▶ _BRIEF_
Output the material below unchanged, apart from leaving out the pictures.
↓↓↓
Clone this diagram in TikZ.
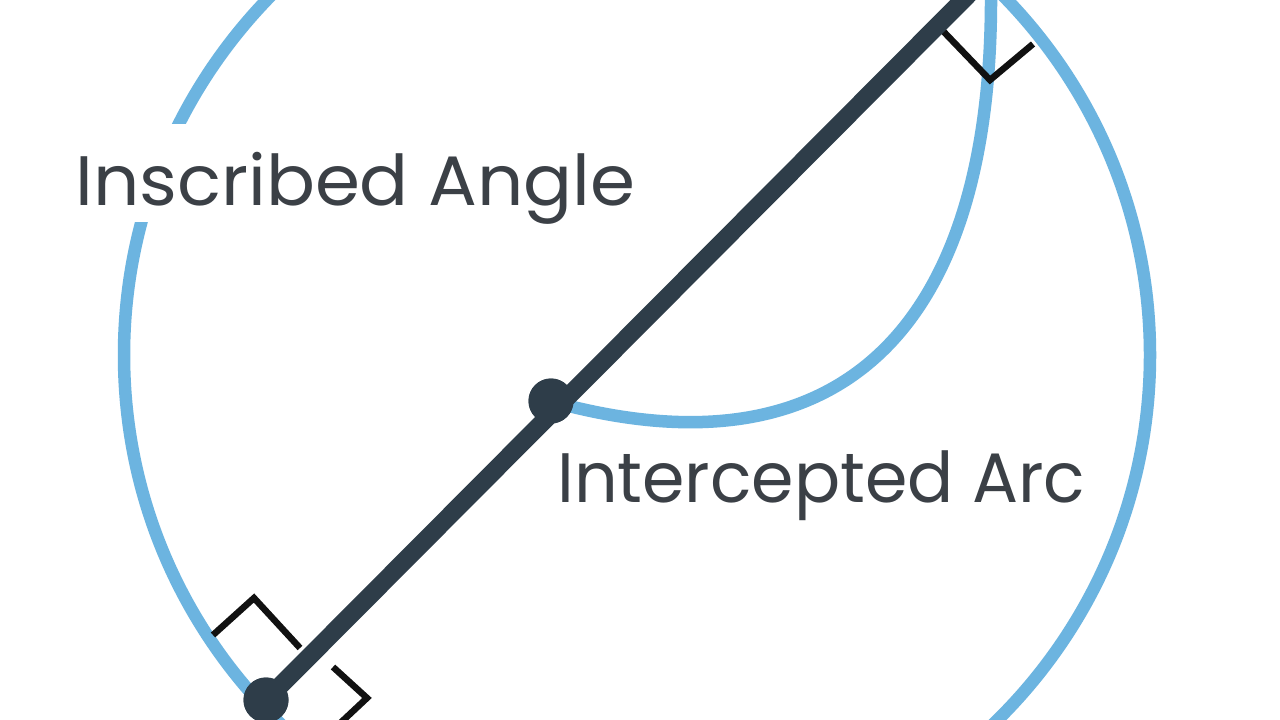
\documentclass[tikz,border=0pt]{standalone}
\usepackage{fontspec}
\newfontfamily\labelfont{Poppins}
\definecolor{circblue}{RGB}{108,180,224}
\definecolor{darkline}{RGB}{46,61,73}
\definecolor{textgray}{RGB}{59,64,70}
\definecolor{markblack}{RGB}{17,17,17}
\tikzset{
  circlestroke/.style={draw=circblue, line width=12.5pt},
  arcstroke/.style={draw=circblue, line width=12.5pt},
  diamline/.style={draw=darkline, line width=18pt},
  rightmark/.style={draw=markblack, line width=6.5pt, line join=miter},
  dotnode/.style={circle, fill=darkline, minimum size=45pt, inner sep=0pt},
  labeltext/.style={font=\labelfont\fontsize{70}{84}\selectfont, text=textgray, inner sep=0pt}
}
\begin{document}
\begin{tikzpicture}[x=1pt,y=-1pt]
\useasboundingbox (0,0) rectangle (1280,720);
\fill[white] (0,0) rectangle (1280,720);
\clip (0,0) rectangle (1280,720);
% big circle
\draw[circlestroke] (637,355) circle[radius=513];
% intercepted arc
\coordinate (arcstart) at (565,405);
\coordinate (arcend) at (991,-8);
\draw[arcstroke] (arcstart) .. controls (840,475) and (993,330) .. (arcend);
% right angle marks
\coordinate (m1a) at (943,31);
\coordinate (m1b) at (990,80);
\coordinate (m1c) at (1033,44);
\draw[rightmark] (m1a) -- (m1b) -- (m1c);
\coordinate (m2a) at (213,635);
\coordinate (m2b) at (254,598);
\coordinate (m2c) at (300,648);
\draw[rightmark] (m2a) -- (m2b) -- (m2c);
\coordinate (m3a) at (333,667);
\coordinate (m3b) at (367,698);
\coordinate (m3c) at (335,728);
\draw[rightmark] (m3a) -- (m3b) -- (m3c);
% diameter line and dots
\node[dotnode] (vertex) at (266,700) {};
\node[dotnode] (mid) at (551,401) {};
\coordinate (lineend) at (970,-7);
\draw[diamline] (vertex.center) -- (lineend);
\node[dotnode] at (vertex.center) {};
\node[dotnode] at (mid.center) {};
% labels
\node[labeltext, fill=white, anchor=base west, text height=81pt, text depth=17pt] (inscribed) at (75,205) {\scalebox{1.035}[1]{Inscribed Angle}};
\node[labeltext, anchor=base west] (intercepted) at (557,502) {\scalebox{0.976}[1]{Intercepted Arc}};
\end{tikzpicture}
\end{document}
↑↑↑
▶ _EXPECTED ANSWER_
Clone this diagram in TikZ.
\documentclass[tikz,border=0pt]{standalone}
\usepackage{fontspec}
\newfontfamily\labelfont{Poppins}
\definecolor{circblue}{RGB}{108,180,224}
\definecolor{darkline}{RGB}{46,61,73}
\definecolor{textgray}{RGB}{59,64,70}
\definecolor{markblack}{RGB}{17,17,17}
\tikzset{
  circlestroke/.style={draw=circblue, line width=12.5pt},
  arcstroke/.style={draw=circblue, line width=12.5pt},
  diamline/.style={draw=darkline, line width=18pt},
  rightmark/.style={draw=markblack, line width=6.5pt, line join=miter},
  dotnode/.style={circle, fill=darkline, minimum size=45pt, inner sep=0pt},
  labeltext/.style={font=\labelfont\fontsize{70}{84}\selectfont, text=textgray, inner sep=0pt}
}
\begin{document}
\begin{tikzpicture}[x=1pt,y=-1pt]
\useasboundingbox (0,0) rectangle (1280,720);
\fill[white] (0,0) rectangle (1280,720);
\clip (0,0) rectangle (1280,720);
% big circle
\draw[circlestroke] (637,355) circle[radius=513];
% intercepted arc
\coordinate (arcstart) at (565,405);
\coordinate (arcend) at (991,-8);
\draw[arcstroke] (arcstart) .. controls (840,475) and (993,330) .. (arcend);
% right angle marks
\coordinate (m1a) at (943,31);
\coordinate (m1b) at (990,80);
\coordinate (m1c) at (1033,44);
\draw[rightmark] (m1a) -- (m1b) -- (m1c);
\coordinate (m2a) at (213,635);
\coordinate (m2b) at (254,598);
\coordinate (m2c) at (300,648);
\draw[rightmark] (m2a) -- (m2b) -- (m2c);
\coordinate (m3a) at (333,667);
\coordinate (m3b) at (367,698);
\coordinate (m3c) at (335,728);
\draw[rightmark] (m3a) -- (m3b) -- (m3c);
% diameter line and dots
\node[dotnode] (vertex) at (266,700) {};
\node[dotnode] (mid) at (551,401) {};
\coordinate (lineend) at (970,-7);
\draw[diamline] (vertex.center) -- (lineend);
\node[dotnode] at (vertex.center) {};
\node[dotnode] at (mid.center) {};
% labels
\node[labeltext, fill=white, anchor=base west, text height=81pt, text depth=17pt] (inscribed) at (75,205) {\scalebox{1.035}[1]{Inscribed Angle}};
\node[labeltext, anchor=base west] (intercepted) at (557,502) {\scalebox{0.976}[1]{Intercepted Arc}};
\end{tikzpicture}
\end{document}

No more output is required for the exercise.